SOCASTEE, SC (WMBF) – Inside a modest house in Socastee, SC, a veteran and his wife are in the battle of their lives.
They're trying to save their home, and their marriage.
Matthew Stoddard served overseas in Kyrgyszstan after 9/11 in support of America's war in Afghanistan. But, whatever happened over there may have followed Matthew home.
"He started changing," said his wife, April. "He would be angry. He would be hateful."
This veteran of the post-9/11 fight has post-traumatic stress disorder.
"The relationship he had with the kids started to be non-existent," April recalls. "He had alienated all of us. And I was afraid. I was seriously afraid."
She was scared their marriage would end, too. However, through the Veterans Administration, Matthew got medication and treatment.
April says he's doing better, but he's far from being healed.
"I'll just be sitting here and all of a sudden my shoulder will just start hurting," Matthew Stoddard recalls telling a doctor. "Or, I'll just move it…and I'm on my knees about ready to cry because of the pain."
The Stoddards say they have faced endless bureaucracy, sometimes out-and-out disrespect, and incompetence from the government as they've tried to get help.
April has kept track of it all with a pile of paperwork from the VA hospital in Charleston.
"And I found a lot of inconsistencies," she said.
Like the medical form that says her husband smokes half a pack of cigarettes every day. "He's never smoked a day in his life," April disputes.
"I had to get blood tests taken three times before they actually recorded my numbers," said Matthew," because they were losing blood samples and stuff."
The military hero has had two surgeries on his shoulder, the latest last fall at the VA hospital in Charleston.
But even though he had scheduled it about two months in advance, he learned the hospital staff had failed to reserve an operating room, so the surgery had to be pushed back nearly a month.
Matthew couldn't work. His job installing communications equipment required him to be able to lift 50 pounds. So he was depending on money from the VA to pay the bills.
The clerical mistakes and needless delays destroyed their credit, the Stoddards say. They're now on the verge of foreclosure.
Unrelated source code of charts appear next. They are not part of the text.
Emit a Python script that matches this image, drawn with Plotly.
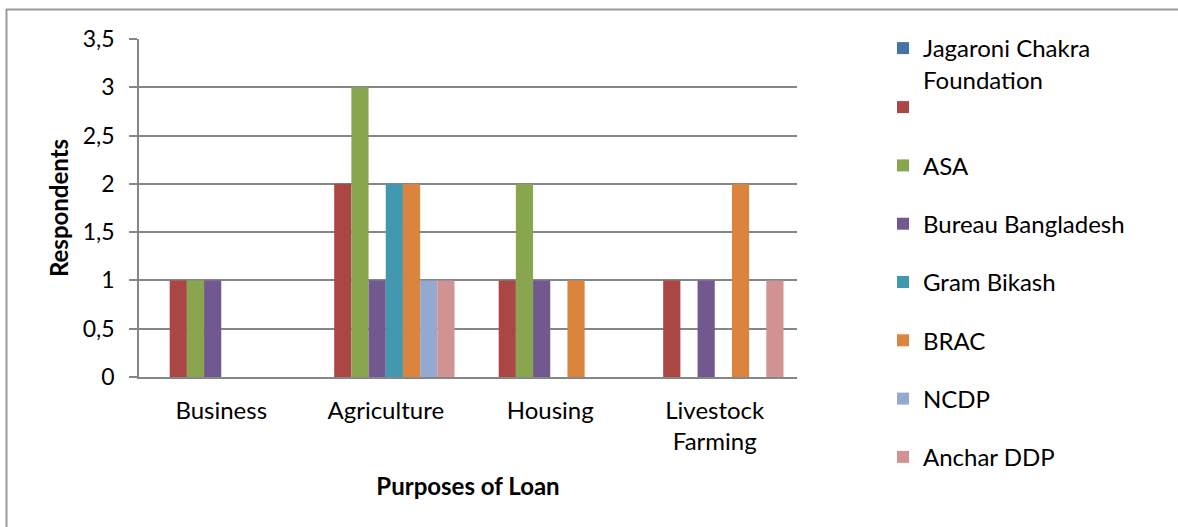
import plotly.graph_objects as go

# Loan purposes and respondents per organisation
purposes = ["Business", "Agriculture", "Housing", "Livestock<br>Farming"]

organisations = [
    "Jagaroni Chakra<br>Foundation",
    " ",
    "ASA",
    "Bureau Bangladesh",
    "Gram Bikash",
    "BRAC",
    "NCDP",
    "Anchar DDP",
]

jagaroni_chakra = [0, 0, 0, 0]
unnamed_org = [1, 2, 1, 1]
asa = [1, 3, 2, 0]
bureau_bangladesh = [1, 1, 1, 1]
gram_bikash = [0, 2, 0, 0]
brac = [0, 2, 1, 2]
ncdp = [0, 1, 0, 0]
anchar_ddp = [0, 1, 0, 1]

series = [jagaroni_chakra, unnamed_org, asa, bureau_bangladesh,
          gram_bikash, brac, ncdp, anchar_ddp]

colors = ["#4572A7", "#AA4643", "#89A54E", "#71588F",
          "#4198AF", "#DB843D", "#93A9CF", "#D19392"]

FONT = "Lato"
FS = 24
W, H = 1178, 527
L, R, T, B = 139, 381, 39, 150
pw, ph = W - L - R, H - T - B


def py(pixel_y):
    """Pixel row (from top of page) to paper y."""
    return (H - B - pixel_y) / ph


def px(pixel_x):
    """Pixel column to paper x."""
    return (pixel_x - L) / pw


fig = go.Figure()
for i, (name, vals, col) in enumerate(zip(organisations, series, colors)):
    fig.add_trace(go.Bar(
        x=purposes, y=vals, name=name, marker_color=col,
        marker_line_width=0, legendgroup=f"g{i}",
        legend="legend" if i == 0 else "legend2",
    ))

# outer chart frame (runs off the right and bottom edges)
fig.add_shape(
    type="rect", xref="paper", yref="paper",
    x0=px(6.5), x1=px(W + 10),
    y0=py(H + 10), y1=py(9.5),
    line=dict(color="#9a9a9a", width=2), fillcolor="rgba(0,0,0,0)",
    layer="below",
)

legend_common = dict(
    xanchor="left", yanchor="top", valign="top",
    font=dict(family=FONT, size=FS, color="#000000"),
    bgcolor="rgba(0,0,0,0)", maxheight=1000,
)

fig.update_layout(
    width=W, height=H,
    margin=dict(l=L, r=R, t=T, b=B),
    paper_bgcolor="white", plot_bgcolor="white",
    separators=", ",
    barmode="group", bargap=0.164, bargroupgap=0,
    font=dict(family=FONT, size=FS, color="#000000"),
    showlegend=True,
    legend=dict(x=px(883), y=py(26), **legend_common),
    legend2=dict(x=px(883), y=py(85), tracegroupgap=24.1, **legend_common),
    xaxis=dict(
        showgrid=False, showline=True, linecolor="#868686", linewidth=1.5,
        ticks="", tickfont=dict(size=FS), ticklabelstandoff=11,
        title=dict(text="<b>Purposes of Loan</b>", font=dict(size=FS), standoff=24),
    ),
    yaxis=dict(
        range=[0, 3.5], dtick=0.5, tick0=0,
        showgrid=True, gridcolor="#868686", gridwidth=1.5,
        showline=True, linecolor="#868686", linewidth=1.5,
        ticks="outside", ticklen=8, tickcolor="#868686", tickwidth=1.5,
        ticklabelstandoff=10,
        tickfont=dict(size=23),
        zeroline=False,
        title=dict(text="<b>Respondents</b>", font=dict(size=FS), standoff=7),
    ),
)

fig.write_html("out.html")
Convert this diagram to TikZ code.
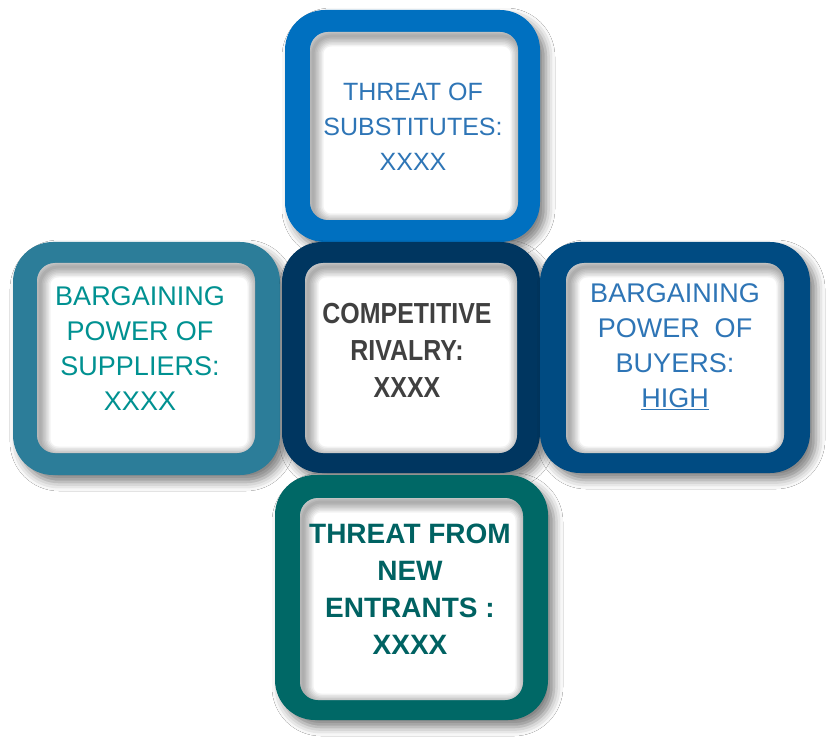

"Come April, we don't have the money to make the next payment," said April. "We don't know where that money's going to come from."
Matthew has lost the job he had with a Grand Strand telecom company after working for them for five years. His boss said he couldn't wait any longer for Matthew to get better.
So the family of five, Matthew, April, and their three children, is living off what April makes as a part-time home health worker and $123 a month from the VA.
There have been kind advocates at the VA who've tried to help.
But Matthew and April say what's most disheartening are others at the VA who, in one case, literally slammed the door in their faces when they needed help.
"He goes, 'Well my office is closed. I'm not talking to anyone else today. You need to just go home'," recalled Matthew.
"Well, what do you mean your office is closed?" someone asked the advocate.
"My hours are right there on the door," Matthew recalls him saying, "as he rips a piece of paper that had been covering it and then slammed the door in our faces."
The Stoddards say they later got a written apology.
But that's the least of their worries; they want to know how they're going to be able to keep their house.
"It's a big question mark," said April. "We've just got to take one day at a time and do what we can."
The VA hospital in Charleston tells WMBF News they can't talk about the Stoddards' claims. However, VA officials in Columbia say they will talk to us now that the Stoddards have given their permission. WMBF News will be following-up with them.
The couple believes they are entitled to more benefits from the VA, due to Matthew's PTSD diagnosis.
They haven't seen any of that money yet, even though they say they filed the paperwork last August.
After WMBF News began asking questions about Matthew Stoddard's case, the local veterans advocate in Horry County called Matthew to offer his help.
The advocate has not, however, returned any calls from WMBF News.